«L’arte è di chi la trova», dice un giovane Fabrizio De André al fratello dopo aver rubato, tra i vicoli genovesi, un 45 giri di Jailhouse Rock. In copertina, Elvis con un maglione rosso e tra le braccia la sua chitarra. Ed è così che ritroviamo, di spalle, il cantautore interpretato da Luca Marinelli sulla locandina di Fabrizio De André – Principe Libero, la seconda puntata in onda su Rai 1 questa sera, 14 febbraio. Un biopic diretto da Luca Facchini, anche sceneggiatore con Giordano Meacci e Francesca Serafini, già membri, insieme a Marinelli, della Banda Caligari di Non essere cattivo. Un titolo ispirato ai versi del pirata inglese Samuel Bellamy: «Io sono un principe libero e ho altrettanta autorità di fare guerra al mondo intero quanto colui che ha cento navi in mare», parole scelte da De André per le note di copertina de Le nuvole, disco del 1990.

Proprio la libertà – artistica e personale, inseguita e negata – rappresenta il trait d’union del film. Oltre tre ore di girato in cui vengono condensati quarant’anni di vita di Faber. Si parte dal rapimento in Gallura per tornare alla Genova del 1954. In mezzo, gli anni della formazione, del rapporto conflittuale con il padre Giuseppe (Ennio Fantastichini), delle puttane materne dei caruggi, dell’alcool, degli amici, di Puny (Elena Radonicich) e Dori (Valentina Bellè), del successo e della paura. Fabrizio De André. Principe Libero mira così a raccontarne la vita attraverso i rapporti personali e familiari lasciando spesso il lavoro ed il pensiero artistico sullo sfondo. Una più che buona produzione televisiva per il pubblico ed il medium per il quale è pensata, come ottime sono le prove degli interpreti. Rappresentazioni e non interpretazioni – su tutte quella di Marinelli – come ci hanno tenuto a sottolineare sceneggiatori ed attori.
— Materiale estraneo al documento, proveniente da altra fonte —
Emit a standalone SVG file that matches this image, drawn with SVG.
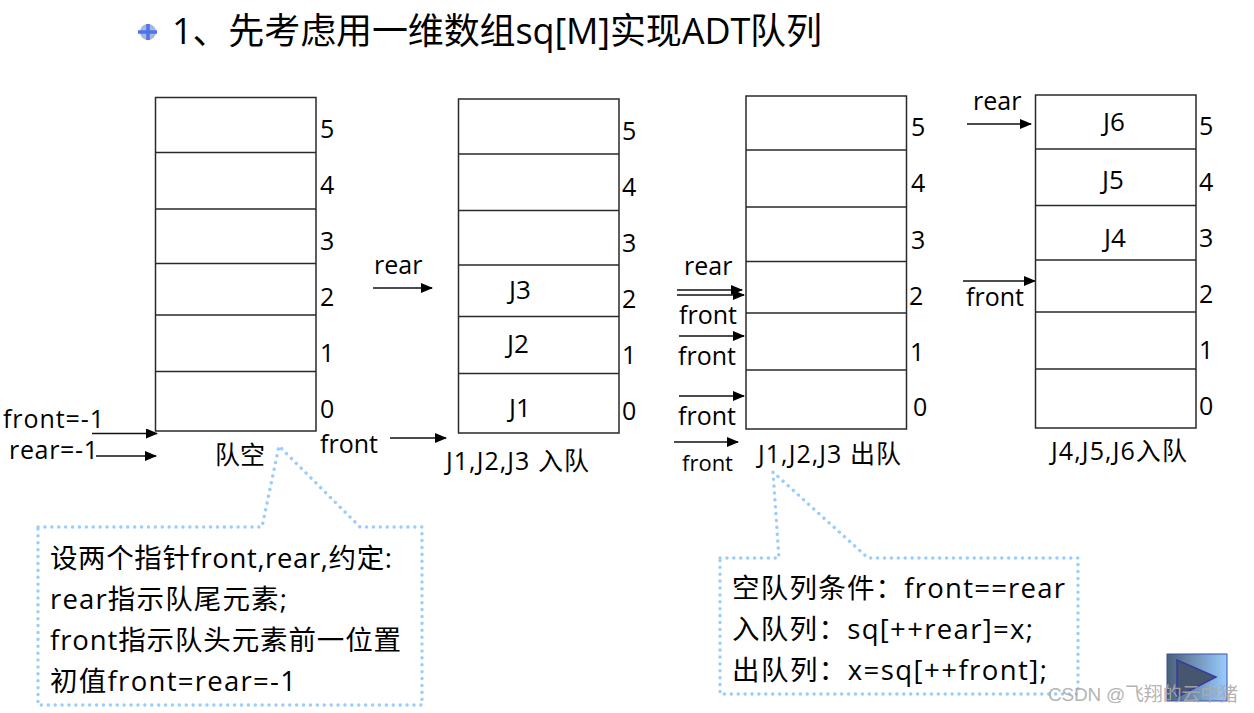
<svg xmlns="http://www.w3.org/2000/svg" width="1254" height="713" viewBox="0 0 1254 713">
<style>
text{font-family:"Open Sans","Noto Sans CJK SC",sans-serif;fill:#000;font-size:25px}
.t{font-size:36px}
.k{font-size:27.500px}
.j{font-size:26px}
.m{text-anchor:middle}
.b{fill:none;stroke:#2a2a2a;stroke-width:1.5}
.a{fill:none;stroke:#111;stroke-width:1.4;marker-end:url(#h)}
.d{fill:none;stroke:#99ccff;stroke-width:3.4;stroke-dasharray:.1 6.800;stroke-linecap:round}
</style>
<defs>
<marker id="h" markerUnits="userSpaceOnUse" markerWidth="12" markerHeight="10" refX="11" refY="5" orient="auto"><path d="M0 0L12 5L0 10Z" fill="#000"/></marker>
<linearGradient id="g" x1="0" x2="1"><stop offset="0" stop-color="#4a6078"/><stop offset="1" stop-color="#99ccff"/></linearGradient>
</defs>
<rect width="1254" height="713" fill="#fff"/>
<g id="title">
<circle cx="148" cy="32" r="8" fill="#a9b6d6"/><path d="M138 32H157M148 24V40" stroke="#4d73f0" stroke-width="3.500"/>
<text class="t" x="172" y="44" textLength="650" lengthAdjust="spacing">1、先考虑用一维数组sq[M]实现ADT队列</text>
</g>
<g id="connectors">
<path class="a" d="M92 433.500H157"/><path class="a" d="M96 456H156"/>
<path class="a" d="M390 438H446"/><path class="a" d="M373 288H432"/>
<path class="a" d="M677 290H742"/><path class="a" d="M677 295H744"/>
<path class="a" d="M679 336H744"/><path class="a" d="M679 396H744"/><path class="a" d="M674 442H738"/>
<path class="a" d="M967 124H1031"/><path class="a" d="M963 281H1035"/>
</g>
<g id="queue1">
<path class="b" d="M155.500 97.500H316V431H155.500ZM155.500 152.500H316M155.500 209H316M155.500 263.500H316M155.500 315H316M155.500 371.500H316"/>
<text x="320" y="138">5</text><text x="320" y="194">4</text><text x="320" y="250">3</text><text x="320" y="306">2</text><text x="320" y="362">1</text><text x="320" y="418">0</text>
<text class="m" x="240" y="464" textLength="50">队空</text>
</g>
<g id="queue2">
<path class="b" d="M458.500 99H619V433H458.500ZM458.500 154H619M458.500 210.500H619M458.500 265H619M458.500 316.500H619M458.500 373.500H619"/>
<text x="622" y="140">5</text><text x="622" y="196">4</text><text x="622" y="252">3</text><text x="622" y="308">2</text><text x="622" y="364">1</text><text x="622" y="420">0</text>
<text class="j" x="509" y="299">J3</text><text class="j" x="507" y="353">J2</text><text class="j" x="509" y="417">J1</text>
<text x="446" y="470" textLength="143">J1,J2,J3 入队</text>
</g>
<g id="queue3">
<path class="b" d="M746 96H906.500V429H746ZM746 150H906.500M746 207H906.500M746 261.500H906.500M746 313H906.500M746 370H906.500"/>
<text x="911" y="136">5</text><text x="911" y="192">4</text><text x="911" y="249">3</text><text x="909" y="305">2</text><text x="910" y="361">1</text><text x="913" y="416">0</text>
<text x="758" y="463" textLength="143">J1,J2,J3 出队</text>
</g>
<g id="queue4">
<path class="b" d="M1035.500 95H1196V428H1035.500ZM1035.500 149H1196M1035.500 205.500H1196M1035.500 260H1196M1035.500 312H1196M1035.500 369H1196"/>
<text x="1199" y="135">5</text><text x="1199" y="191">4</text><text x="1199" y="247">3</text><text x="1199" y="303">2</text><text x="1199" y="359">1</text><text x="1199" y="415">0</text>
<text class="j" x="1103" y="131">J6</text><text class="j" x="1102" y="189">J5</text><text class="j" x="1104" y="247">J4</text>
<text x="1051" y="460" textLength="136">J4,J5,J6入队</text>
</g>
<g id="labels">
<text x="3" y="428" textLength="101">front=-1</text><text x="9" y="459" textLength="89">rear=-1</text>
<text x="320" y="453">front</text><text x="374" y="274">rear</text>
<text x="684" y="275">rear</text><text x="679" y="324">front</text><text x="678" y="365">front</text><text x="678" y="425">front</text><text x="682" y="471" style="font-size:22px">front</text>
<text x="973" y="110">rear</text><text x="966" y="306">front</text>
</g>
<g id="callout1">
<path class="d" d="M38 527H262L279 446L360 527H422V705H38Z"/>
<text class="k" x="50" y="568" textLength="342">设两个指针front,rear,约定:</text>
<text class="k" x="50" y="609" textLength="237">rear指示队尾元素;</text>
<text class="k" x="50" y="650" textLength="351">front指示队头元素前一位置</text>
<text class="k" x="50" y="691" textLength="246">初值front=rear=-1</text>
</g>
<g id="callout2">
<path class="d" d="M720 558H779L773 472L868 558H1078V694H720Z"/>
<text class="k" x="732" y="598" textLength="333">空队列条件：front==rear</text>
<text class="k" x="732" y="639" textLength="301">入队列：sq[++rear]=x;</text>
<text class="k" x="732" y="680" textLength="315">出队列：x=sq[++front];</text>
</g>
<g id="play">
<rect x="1167" y="654" width="60" height="47" fill="url(#g)" stroke="#3f4fa0"/>
<path d="M1177 660L1216 677L1177 697Z" fill="#46566e" stroke="#3a3aa0" stroke-width="1.500"/>
</g>
<text id="wm" x="1048" y="701" textLength="190" style="font-size:19px;fill:#aaa;fill-opacity:.9;font-family:'Liberation Sans','Noto Sans CJK SC',sans-serif">CSDN @飞翔的云中猪</text>
</svg>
Qui risiede la dualità della produzione. Da un lato, un film dal taglio televisivo e con regia e struttura lineari (eccezione fatta per la sequenza iniziale), dall’altro «un racconto inventato dal vero», come scrivono gli sceneggiatori. Sintesi ed evocazione di volti ed episodi che hanno attraversato la vita di Faber, con risultati più o meno convincenti. E allora, in virtù di quel rielaborare e distorcere la realtà propri anche delle canzoni di De André, perché non azzardare fino in fondo? Non è un caso se pellicole biografiche recenti come Jackie o Steve Jobs, frammentino, mescolino o sezionino il racconto sotto il duplice profilo visivo e narrativo (co)esistendo in equilibrio. Perché se è vero come dice Faber che «la magia la crei con i versi», qui la regia ha più il sapore della prosa.